Exclusion of Future Retirement Contributions
The appellate court also addressed the trial court's decision to exclude future employer contributions to Former Husband's retirement plan from his income calculations. The court explained that when determining alimony, it is essential to evaluate the financial situation after equitable distribution has occurred. In this case, the trial court had already factored in the value of retirement accounts as part of the marital assets during equitable distribution, granting each party approximately fifty percent. Consequently, the appellate court agreed that future contributions made by Former Husband's employer were not relevant to the current alimony determination.

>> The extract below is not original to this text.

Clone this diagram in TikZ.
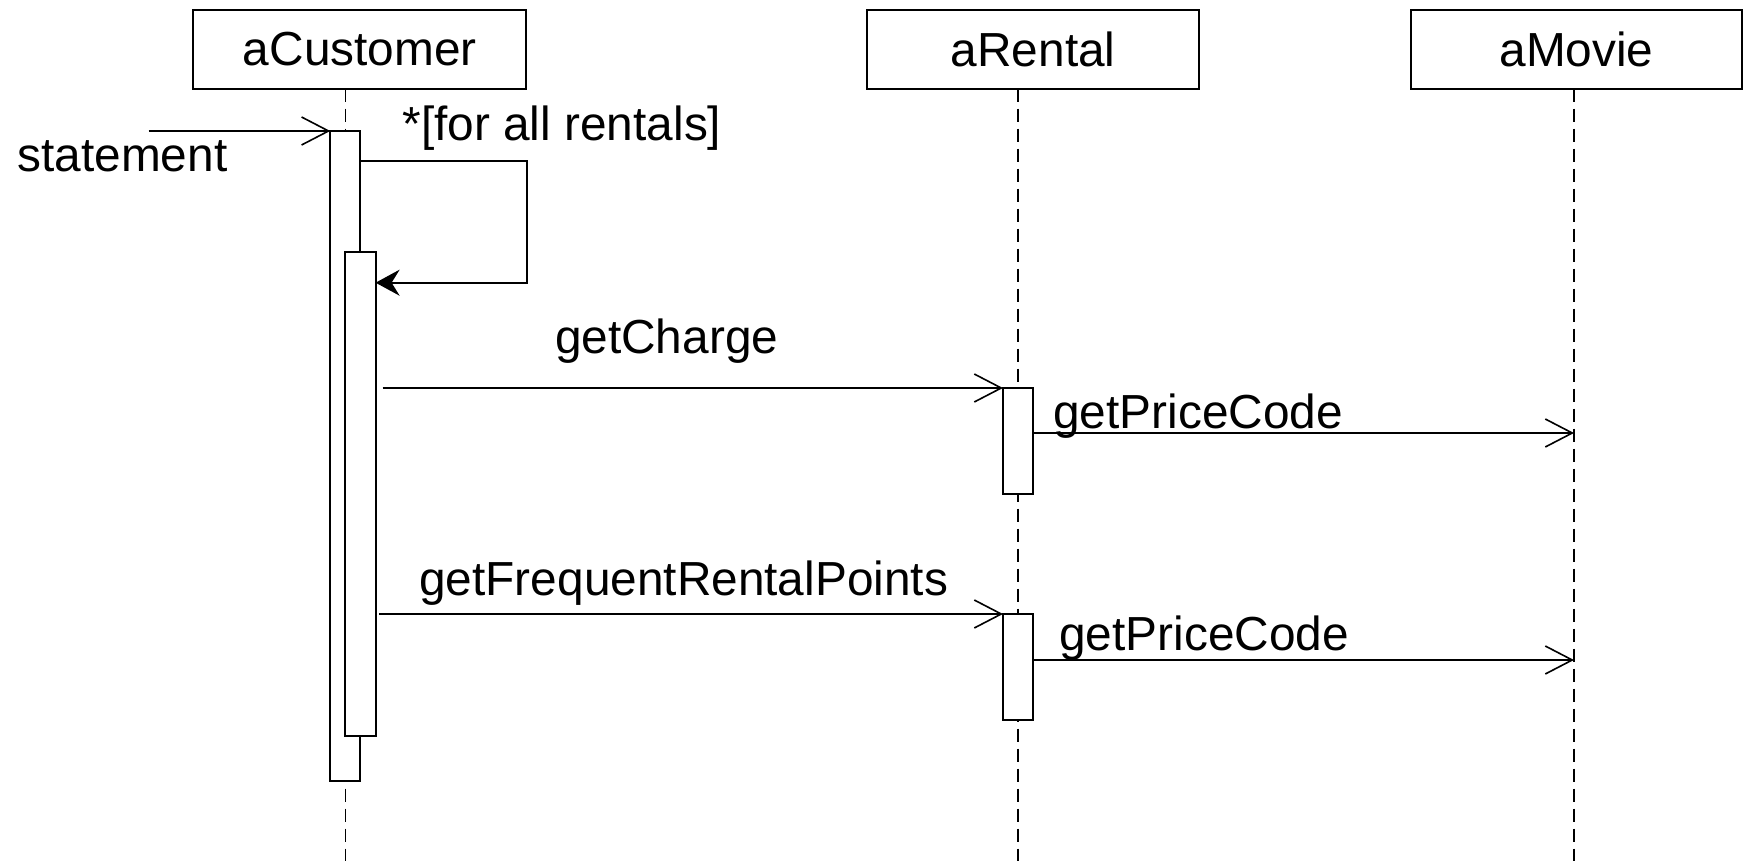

This ruling reinforced the principle that post-dissolution income or assets that are not available to one spouse cannot be considered in assessing the other spouse's ability to pay alimony. Thus, the appellate court found no abuse of discretion in the trial court's treatment of retirement contributions in the context of alimony.
Conclusion and Remand Instructions
In conclusion, the appellate court reversed the trial court's classification of the alimony award and instructed that it be designated entirely as permanent periodic alimony. The appellate court recognized that the trial court had properly identified Former Wife's ongoing need for support, which aligned with the presumption of permanent alimony in long-term marriages. Additionally, the appellate court affirmed the trial court's determinations regarding Former Husband's ability to pay and the exclusion of future employer contributions from income calculations. The ruling emphasized that the trial court must base alimony decisions on current, established circumstances rather than speculative future events. The court remanded the case with specific instructions for the trial court to amend the judgment accordingly, ensuring that Former Wife's financial needs were adequately addressed in light of the lengthy marriage.